Is there such a beast as a "perfect" shuffle? :)

Mon May 13 03:43:45 EDT 2002

On Sun, 12 May 2002 03:00:27 -0400, rumours say that Tim Peters
<tim.one at comcast.net> might have written:

>> http://www.faqts.com/knowledge_base/view.phtml/aid/4406/fid/546
>
>[Christos Georgiou]
>> This seems to be what I want, as long as it works.  Thanks, tim_one.
>
>How will you know whether it works <0.1 wink>?  While the std
>random.shuffle() can only get at a miniscule percentage of the possible
>permutations of a deck of cards, random.random()'s period is about 7e12, and
>that's enough for an awful lot of permutations.  Do you have a test in mind
>that can distinguish them from a truly random sampling?  If not, you're
>probably making life needlessly difficult.

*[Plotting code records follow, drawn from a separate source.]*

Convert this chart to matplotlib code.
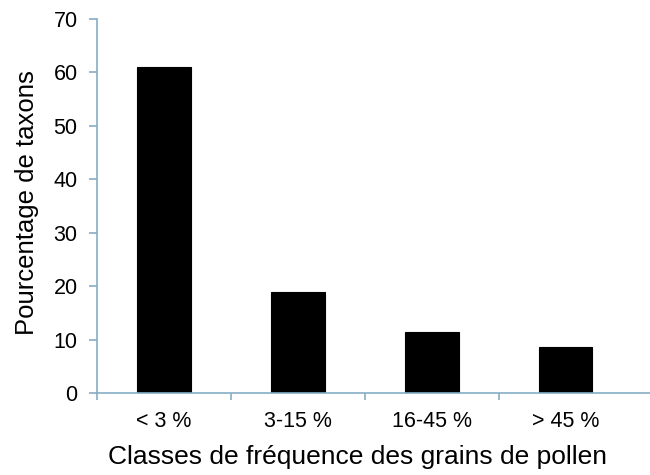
import matplotlib
matplotlib.use("Agg")
import matplotlib.pyplot as plt
import numpy as np

plt.rcParams['font.family'] = ['Liberation Sans', 'DejaVu Sans']

categories = ["< 3 %", "3-15 %", "16-45 %", "> 45 %"]
percentages = [61.0, 18.9, 11.4, 8.6]

axis_color = "#86aec4"

fig = plt.figure(figsize=(6.5, 4.75), dpi=100)
ax = fig.add_axes([97 / 650, 82 / 475, 1 - 97 / 650, (393 - 19) / 475])

x = np.arange(len(categories))
ax.bar(x, percentages, width=0.4, color="black", edgecolor="black", linewidth=0.8)

ax.set_ylim(0, 70)
ax.set_xlim(-0.5, 3.63)
ax.set_yticks(np.arange(0, 71, 10))
ax.tick_params(axis='y', labelsize=15.5, length=6, color=axis_color, width=1.2, pad=8)

# category labels centred under bars, tick marks on the category boundaries
ax.set_xticks(x)
ax.set_xticklabels(categories, fontsize=15.5)
ax.tick_params(axis='x', which='major', length=0, pad=13)
ax.set_xticks(np.arange(-0.5, 3.0, 1.0), minor=True)
ax.tick_params(axis='x', which='minor', length=5, color=axis_color, width=1.2)

for side in ("top", "right"):
    ax.spines[side].set_visible(False)
for side in ("left", "bottom"):
    ax.spines[side].set_color(axis_color)
    ax.spines[side].set_linewidth(1.2)

ax.set_ylabel("Pourcentage de taxons", fontsize=18.5)
ax.yaxis.set_label_coords(-(97 - 39) / 553, (393 - 203) / 374)
ax.set_xlabel("Classes de fréquence des grains de pollen", fontsize=19)
ax.xaxis.set_label_coords((357 - 97) / 553, -(445 - 393) / 374)

fig.savefig("out.png", dpi=100)
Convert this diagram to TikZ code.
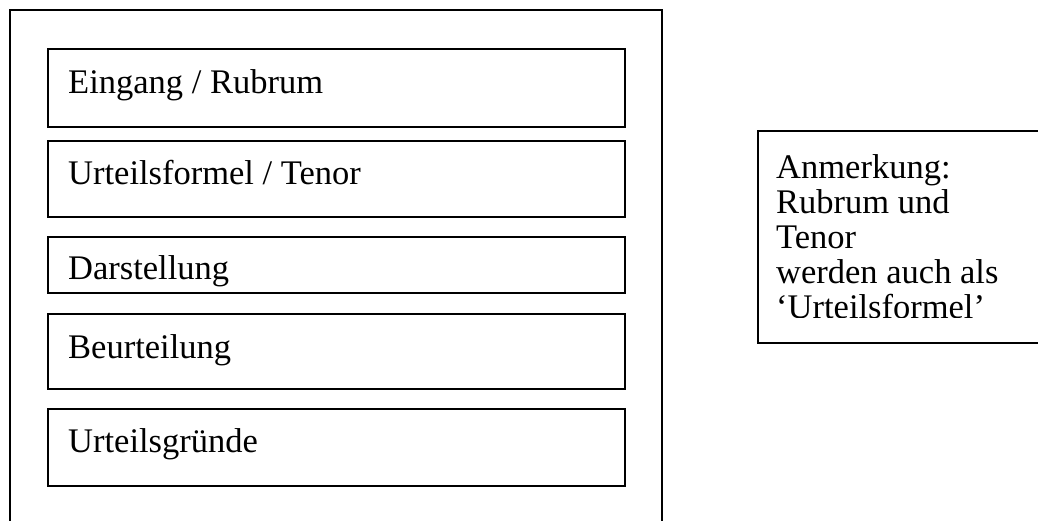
\documentclass[tikz,border=0pt]{standalone}
\usepackage{fontspec}
\setmainfont{Liberation Serif}
\begin{document}
\begin{tikzpicture}[x=1pt,y=-1pt,
  frame/.style={draw=black,line width=1.6pt},
  box/.style={draw=black,line width=1.6pt,minimum width=577pt,anchor=north west,inner sep=0pt},
  txt/.style={anchor=base west,inner sep=0pt,font=\fontsize{34.5}{34.5}\selectfont}]
\useasboundingbox (0,0) rectangle (1038,520);
\begin{scope}
\clip (0,0) rectangle (1038,520);
% outer frame (open at bottom, runs off the picture)
\coordinate (o1) at (10,530);
\coordinate (o2) at (10,10);
\coordinate (o3) at (662,10);
\coordinate (o4) at (662,530);
\draw[frame] (o1) -- (o2) -- (o3) -- (o4);
% note frame (open at right)
\coordinate (n1) at (1045,131);
\coordinate (n2) at (758,131);
\coordinate (n3) at (758,343);
\coordinate (n4) at (1045,343);
\draw[frame] (n1) -- (n2) -- (n3) -- (n4);
\end{scope}
\node[box,minimum height=78pt] (b1) at (47,48) {};
\node[box,minimum height=76pt] (b2) at (47,140) {};
\node[box,minimum height=56pt] (b3) at (47,236) {};
\node[box,minimum height=75pt] (b4) at (47,313) {};
\node[box,minimum height=77pt] (b5) at (47,408) {};
\node[txt] (t1) at (68,93) {Eingang / Rubrum};
\node[txt] (t2) at (68,184) {Urteilsformel / Tenor};
\begin{scope}
\clip (47,236) rectangle (624,286);
\node[txt] (t3) at (68,279) {Darstellung};
\end{scope}
\node[txt] (t4) at (68,358) {Beurteilung};
\node[txt] (t5) at (68,452) {Urteilsgründe};
\node[txt] (a1) at (776,178) {Anmerkung:};
\node[txt] (a2) at (776,213) {Rubrum und};
\node[txt] (a3) at (776,248) {Tenor};
\node[txt] (a4) at (776,283) {werden auch als};
\begin{scope}
\clip (758,290) rectangle (1038,317);
\node[txt] (a5) at (776,318) {‘Urteilsformel’};
\end{scope}
\end{tikzpicture}
\end{document}
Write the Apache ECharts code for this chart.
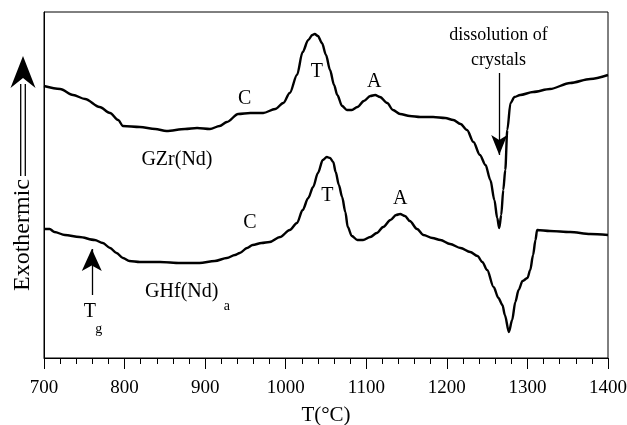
<!DOCTYPE html>
<html><head><meta charset="utf-8">
<script src="https://cdn.jsdelivr.net/npm/echarts@6/dist/echarts.min.js"></script>
<style>html,body{margin:0;padding:0;background:#fff}#c{width:627px;height:425px}</style>
</head><body><div id="c"></div>
<script>
// GZr(Nd) DTA curve (temperature °C, signal in arbitrary units)
const gzrTemp = [700,720,736,751,769,782,792,798,819,838,852,875,890,906,918,927,941,956,972,987,997,1005,1014,1021,1028,1033,1036,1040,1045,1050,1055,1060,1064,1070,1076,1082,1089,1097,1105,1111,1117,1126,1133,1142,1154,1167,1183,1198,1208,1217,1225,1233,1241,1248,1254,1259,1262.5,1265,1267.5,1270,1272.5,1275,1279,1284,1291,1307,1328,1353,1378,1400];
const gzrSignal = [272,269,263,259,251,245,238,232,231,229,227,229,230,229,232,236,244,245,245,249,255,265,283,306,318,323,324,322,315,303,288,273,263,252,248,248,251,257,262,263,261,255,248,244,242,241,241,240,238,234,228,216,203,193,178,158,140,130,143,168,188,228,255,261,263,266,269,275,279,283];
// GHf(Nd)a DTA curve
const ghfTemp = [700,707,713,726,744,763,773,782,790,798,806,819,844,869,893,912,927,937,943,952,959,970,980,993,1005,1014,1021,1028,1034,1040,1046,1051,1055,1059,1062,1066,1070,1074,1077,1082,1089,1096,1105,1113,1121,1130,1137,1142,1148,1154,1163,1171,1182,1192,1204,1217,1229,1238,1244,1250,1258,1264,1269,1272,1277,1281,1285,1289,1294,1300,1303.5,1307,1310,1312,1328,1353,1378,1400];
const ghfSignal = [129,129,126,123,121,118,115,110,105,100,97,96,96,95,95,97,100,103,105,110,113,115,116,121,128,135,148,160,171,185,198,201,200,196,186,173,161,146,131,122,118,118,121,125,131,138,143,144,142,137,129,123,120,118,114,110,106,102,96,88,71,60,53,43,26,38,56,68,77,80,88,103,118,128,127,126,124,123];
// axis
const xMin = 700, xMax = 1400, xStep = 100;
// annotation texts
const labelTexts = { c: 'C', t: 'T', a: 'A', gzr: 'GZr(Nd)', ghf: 'GHf(Nd)', sub_a: 'a', tg: 'T', sub_g: 'g', diss: 'dissolution of\ncrystals', yName: 'Exothermic', xName: 'T(°C)' };

const serif = 'Liberation Serif, Times New Roman, serif';
function zip(a, b) { return a.map((v, i) => [v, b[i]]); }
function txt(text, coord, size) {
  return { coord: coord, symbol: 'circle', symbolSize: 0,
    label: { show: true, position: 'inside', formatter: text, color: '#000', fontFamily: serif, fontSize: size || 20, lineHeight: 25 } };
}
const arrowLine = (x, y0, y1) => [{ coord: [x, y0] }, { coord: [x, y1] }];

const chart = echarts.init(document.getElementById('c'), null, { renderer: 'canvas' });
chart.setOption({
  animation: false,
  backgroundColor: '#fff',
  grid: { left: 44, right: 19, top: 12, bottom: 67, containLabel: false, outerBoundsMode: 'none',
    show: true, borderColor: '#000', borderWidth: 1, backgroundColor: 'transparent' },
  xAxis: {
    type: 'value', min: xMin, max: xMax, interval: xStep,
    name: labelTexts.xName, nameLocation: 'middle', nameGap: 47,
    nameTextStyle: { fontFamily: serif, fontSize: 21, color: '#000' },
    axisLine: { show: true, lineStyle: { color: '#000', width: 1 } },
    axisTick: { show: true, inside: false, length: 11, lineStyle: { color: '#000', width: 1 } },
    minorTick: { show: true, splitNumber: 5, length: 6, lineStyle: { color: '#000', width: 1 } },
    axisLabel: { fontFamily: serif, fontSize: 19, color: '#000', margin: 21, formatter: v => String(v), hideOverlap: false },
    splitLine: { show: false }
  },
  yAxis: {
    type: 'value', min: 0, max: 346,
    axisLine: { show: true, lineStyle: { color: '#000', width: 1 } },
    axisTick: { show: false }, axisLabel: { show: false }, splitLine: { show: false }
  },
  graphic: [
    { type: 'line', shape: { x1: 20.7, y1: 84, x2: 20.7, y2: 176 }, style: { stroke: '#000', lineWidth: 1.3 } },
    { type: 'line', shape: { x1: 25.3, y1: 84, x2: 25.3, y2: 176 }, style: { stroke: '#000', lineWidth: 1.3 } },
    { type: 'polygon', shape: { points: [[23, 56], [35.5, 88], [23, 78], [10.5, 88]] }, style: { fill: '#000' } },
    { type: 'text', x: 23, y: 235, rotation: Math.PI / 2,
      style: { text: labelTexts.yName, font: '24px ' + serif, fill: '#000', align: 'center', verticalAlign: 'middle' } }
  ],
  series: [
    {
      name: 'GZr(Nd)', type: 'line', data: zip(gzrTemp, gzrSignal), showSymbol: false,
      smooth: 0.3, smoothMonotone: 'x',
      lineStyle: { color: '#000', width: 2.4 }, silent: true,
      markPoint: { silent: true, data: [
        txt(labelTexts.c, [949, 259]),
        txt(labelTexts.t, [1038.5, 286]),
        txt(labelTexts.a, [1110, 276]),
        txt(labelTexts.gzr, [865, 198]),
        txt(labelTexts.diss, [1264, 310], 18)
      ] },
      markLine: { silent: true, symbol: ['none', 'arrow'], symbolSize: [12, 20],
        lineStyle: { color: '#000', width: 1.3, type: 'solid' }, label: { show: false },
        data: [ arrowLine(1265, 285, 203) ] }
    },
    {
      name: 'GHf(Nd)a', type: 'line', data: zip(ghfTemp, ghfSignal), showSymbol: false,
      smooth: 0.3, smoothMonotone: 'x',
      lineStyle: { color: '#000', width: 2.4 }, silent: true,
      markPoint: { silent: true, data: [
        txt(labelTexts.c, [955.6, 135]),
        txt(labelTexts.t, [1051.6, 162]),
        txt(labelTexts.a, [1142, 159]),
        txt(labelTexts.ghf, [871, 66]),
        txt(labelTexts.sub_a, [927, 52], 14),
        txt(labelTexts.tg, [757, 46]),
        txt(labelTexts.sub_g, [768, 29], 14)
      ] },
      markLine: { silent: true, symbol: ['none', 'arrow'], symbolSize: [15, 22],
        lineStyle: { color: '#000', width: 1.3, type: 'solid' }, label: { show: false },
        data: [ arrowLine(759.3, 63, 109) ] }
    }
  ]
});
</script></body></html>
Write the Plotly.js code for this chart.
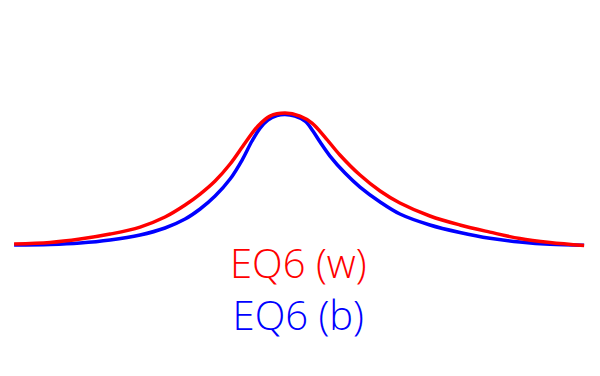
<!DOCTYPE html>
<html>
<head>
<meta charset="utf-8">
<script src="https://cdn.plot.ly/plotly-3.0.1.min.js"></script>
<style>html,body{margin:0;padding:0;background:#fff}#chart{width:600px;height:376px}</style>
</head>
<body>
<div id="chart"></div>
<script>
const seriesNames = ["EQ6 (w)", "EQ6 (b)"];
const seriesColors = ["#ff0000", "#0000ff"];

const xW = [-9.03,-7.83,-6.83,-5.83,-4.83,-4.0,-3.33,-2.83,-2.33,-1.83,-1.33,-0.9,-0.5,0,0.5,0.9,1.33,1.83,2.5,3.17,3.83,4.83,5.83,6.83,7.83,8.83,9.97];
const yW = [0.008,0.019,0.045,0.083,0.136,0.212,0.303,0.386,0.485,0.614,0.773,0.902,0.977,1.0,0.977,0.924,0.818,0.682,0.53,0.409,0.318,0.22,0.152,0.098,0.049,0.019,-0.004];

const xB = [-9.03,-7.83,-6.83,-5.83,-4.83,-4.0,-3.33,-2.83,-2.33,-1.83,-1.43,-1.1,-0.83,-0.57,-0.27,0,0.33,0.67,0.93,1.17,1.5,2.0,2.5,3.17,3.83,4.83,5.83,6.83,7.83,8.83,9.97];
const yB = [0.0,0.004,0.015,0.038,0.076,0.129,0.197,0.273,0.371,0.5,0.644,0.788,0.886,0.947,0.981,0.989,0.977,0.939,0.864,0.78,0.674,0.545,0.439,0.326,0.235,0.152,0.095,0.051,0.023,0.005,-0.002];

const traces = [
  {x: xW, y: yW, mode: "lines", line: {color: seriesColors[0], width: 3.5, shape: "spline", smoothing: 1}, hoverinfo: "skip"},
  {x: xB, y: yB, mode: "lines", line: {color: seriesColors[1], width: 3.5, shape: "spline", smoothing: 1}, hoverinfo: "skip"}
];
const data = [traces[1], traces[0]];

const labelText = seriesNames.map((n, i) => "<span style='color:" + seriesColors[i] + "'>" + n + "</span>").join("<br>");

const layout = {
  width: 600, height: 376,
  margin: {l: 0, r: 0, t: 0, b: 0},
  paper_bgcolor: "#ffffff", plot_bgcolor: "#ffffff",
  showlegend: false,
  xaxis: {range: [-9.5, 10.5], visible: false, fixedrange: true},
  yaxis: {range: [-0.992, 1.856], visible: false, fixedrange: true},
  annotations: [
    {text: labelText, xref: "paper", yref: "paper", x: 0.498, y: 0.232, xanchor: "center", yanchor: "middle", showarrow: false, align: "center",
     font: {family: "Open Sans, Noto Sans, sans-serif", size: 40, color: seriesColors[0], weight: 300}}
  ]
};
Plotly.newPlot("chart", data, layout, {staticPlot: true, displayModeBar: false});
</script>
</body>
</html>
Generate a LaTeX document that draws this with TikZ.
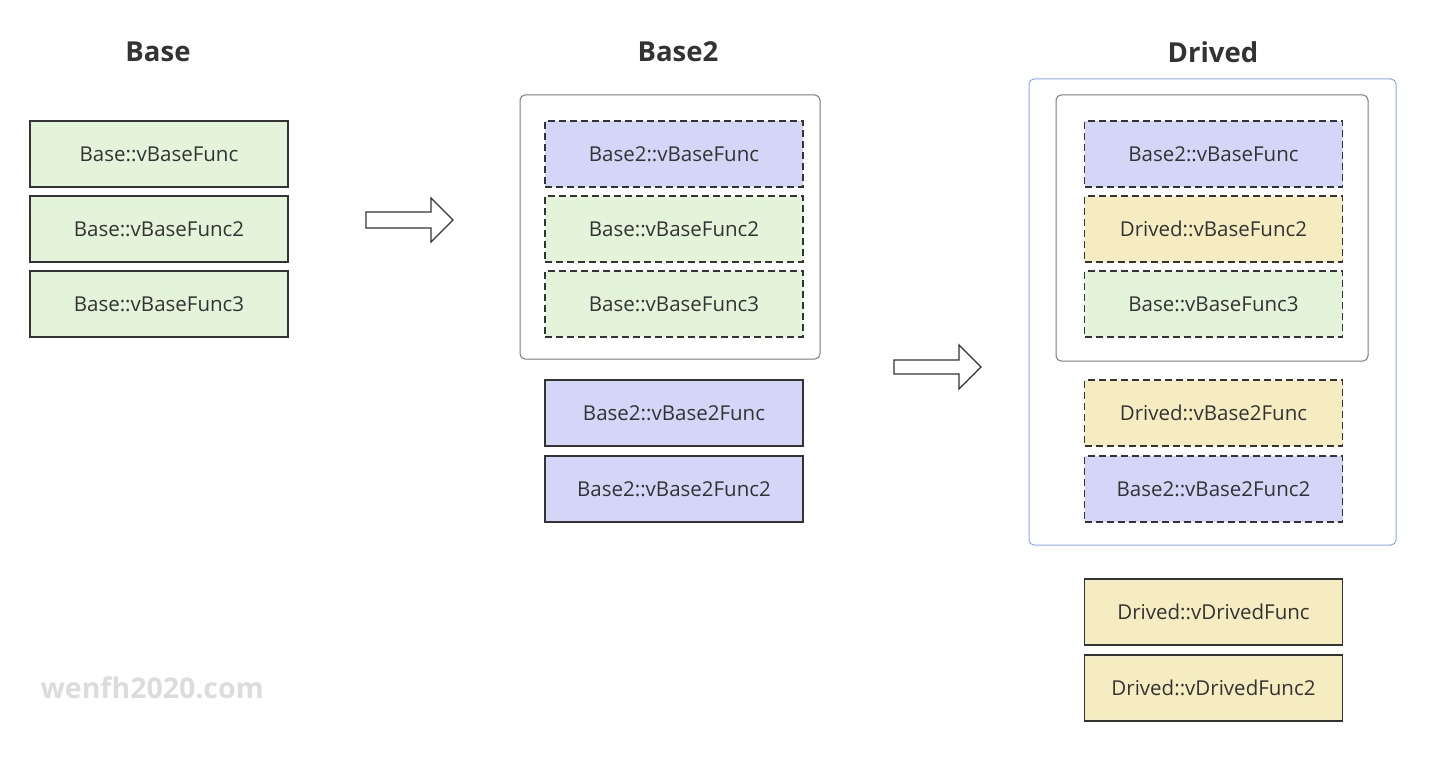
\documentclass[tikz,border=0pt]{standalone}
\usepackage{fontspec}
\setmainfont{Open Sans}
\usetikzlibrary{positioning}
\definecolor{ink}{HTML}{333333}
\definecolor{greenfill}{HTML}{E3F4DA}
\definecolor{bluefill}{HTML}{D4D6F7}
\definecolor{yellowfill}{HTML}{F5ECC1}
\definecolor{groupgray}{HTML}{7A7A7A}
\definecolor{groupblue}{HTML}{8FA3F2}
\definecolor{mark}{HTML}{DCDCDC}
\tikzset{
  fn/.style={draw=ink, line width=1.3pt, minimum width=258pt, minimum height=66pt,
             inner sep=0pt, text=ink, font=\fontsize{20.5}{24}\selectfont},
  dfn/.style={fn, dash pattern=on 7pt off 4pt},
  title/.style={text=ink, font=\bfseries\fontsize{27.5}{32}\selectfont},
  grp/.style={draw=groupgray, line width=1pt, rounded corners=5pt, inner sep=0pt},
  outergrp/.style={draw=groupblue, line width=1pt, rounded corners=5pt, inner sep=0pt},
  blockarrow/.style={draw=ink, line width=1.3pt, fill=white, line join=miter}
}
\begin{document}
\begin{tikzpicture}[x=1pt, y=-1pt]
\useasboundingbox (0,0) rectangle (1436,762);

% column titles
\node[title] (tbase)  at (158,52)  {Base};
\node[title] (tbase2) at (678,52)  {Base2};
\node[title] (tdrv)   at (1213,52) {Drived};

% Base vtable
\node[fn, fill=greenfill] (b1) at (159,154) {Base::vBaseFunc};
\node[fn, fill=greenfill] (b2) at (159,229) {Base::vBaseFunc2};
\node[fn, fill=greenfill] (b3) at (159,304) {Base::vBaseFunc3};

% Base2 vtable
\node[grp, minimum width=300pt, minimum height=264pt] (g2) at (670,227) {};
\node[dfn, fill=bluefill]  (c1) at (674,154) {Base2::vBaseFunc};
\node[dfn, fill=greenfill] (c2) at (674,229) {Base::vBaseFunc2};
\node[dfn, fill=greenfill] (c3) at (674,304) {Base::vBaseFunc3};
\node[fn, fill=bluefill]   (c4) at (674,413) {Base2::vBase2Func};
\node[fn, fill=bluefill]   (c5) at (674,489) {Base2::vBase2Func2};

% Drived vtable
\node[outergrp, minimum width=367pt, minimum height=466pt] (g3o) at (1212.5,312) {};
\node[grp, minimum width=312pt, minimum height=266pt] (g3i) at (1212,228) {};
\node[dfn, fill=bluefill]   (d1) at (1213.5,154) {Base2::vBaseFunc};
\node[dfn, fill=yellowfill] (d2) at (1213.5,229) {Drived::vBaseFunc2};
\node[dfn, fill=greenfill]  (d3) at (1213.5,304) {Base::vBaseFunc3};
\node[dfn, fill=yellowfill] (d4) at (1213.5,413) {Drived::vBase2Func};
\node[dfn, fill=bluefill]   (d5) at (1213.5,489) {Base2::vBase2Func2};
\node[fn, fill=yellowfill]  (d6) at (1213.5,612) {Drived::vDrivedFunc};
\node[fn, fill=yellowfill]  (d7) at (1213.5,688) {Drived::vDrivedFunc2};

% block arrows between the columns
\draw[blockarrow] (366,212) -- (431,212) -- (431,198) -- (453,220) -- (431,242)
  -- (431,228) -- (366,228) -- cycle;
\draw[blockarrow] (894,360) -- (959,360) -- (959,345) -- (981,367) -- (959,389)
  -- (959,374) -- (894,374) -- cycle;

% watermark
\node[text=mark, font=\bfseries\fontsize{28.5}{33}\selectfont, anchor=west] (wm) at (37,688) {wenfh2020.com};
\end{tikzpicture}
\end{document}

Well, I know it works because you say it does <wink>.
Seriously now, you surely got a point.  And having tested quite
thoroughly (I think) during the weekend, it seems indeed that I am
splitting hairs.

>[Christopher Browne]
>> ...
>> The nonintuitive part is that the random range shrinks as you move
>> along.  If you leave the range open, there's a bit of a bias.  It's a
>> significant bias, if there are only 3 cards.  It's not nearly so
>> significant with 52.
>>
>> You could do far worse than running through the 52 locations and, for
>> each one, swap it with a randomly selected location.  That will
>> certainly shuffle things about pretty decently.
>
>[back to Christos]
>> ...
>> The algorithm I always[1] used for shuffling a sequence / array was the
>> one you describe in your last paragraph, and I am not that sure about
>> the effectiveness of the 'non-intuitive' modification, but I have not a
>> reason to doubt you, apart from my programmer's stubbornness :).
>
>Christopher is right, and if you haven't detected any bias from the
>algorithm you've been using, it really doesn't matter which random number
>generator you use <wink>.

Ouch!  :)

>Simple proof:  suppose at each of 52 positions, you swap the current
>position with any of the 52.  Then you make 52 choices 52 times, so there
>are 52**52 possible ways the algorithm can go.  Since 52! doesn't divide
>52**52 evenly, the algorithm necessarily favors some permutations over
>others.

>In Christopher's variation (which the std random.shuffle implements), at the
>first position you make one of 52 choices, at the second position one of 51
>choices, and so on.  There are 52! possible ways the algorithm can go, and
>52! does divide into that evenly.  That doesn't prove it's a correct
>algorithm (see, e.g., Knuth for a proof -- it's easy), but it does show that
>it's not obviously broken.
>
>Play with this:
>
>def shuffle(N):
>    from random import randrange
>    countfirst = [0] * N
>    count = 0
>    while 1:
>        count += 1
>        cards = range(N)
>        # Bad algorithm!
>        for i in range(N):
>            j = randrange(N)
>            cards[i], cards[j] = cards[j], cards[i]
>        first = cards[0]
>        countfirst[first] += 1
>        if count % N == 0:
>            print countfirst
>
>shuffle(52)
>
>If you pass 1 or 2, there's no bias evident in which card ends up in the
>first position after shuffling.  In fact, the algorithm *is* fair for N=1
>and N=2.  But for N > 2 the bias is obvious from inspection of the output,
>and, contrary to Christopher's claim, it's a major bias at N=52 too.  Look
>at, e.g., how often the original 2nd card ends up in the first position,
>compared to how often the original last card ends up first:  it's harder for
>the last card to end up first.  This isn't because of a bias in
>random.randrange:  the *algorithm* simply gives the second card more chances
>than the last to end up first.  OTOH, every card has an equal chance of
>ending up in the last position.  The breakage is subtle that way, but it's
>real and highly significant.

Yep, you surely made your point by logic and by code; I agree that
Christopher is right, after checking the output of your program with
both algorithms.  I will forget about the 70th digit and go on with the
13th, it's fine.

Anyway, late thanks to all posting in this thread, especially:
Christopher for offering an improvement to my algorithm
Tim for taking me by the hand
Terry for doing some homework for me
-- 
TZOTZIOY, I speak England very best,
Real email address: 'dHpvdEBzaWwtdGVjLmdy\n'.decode('base64')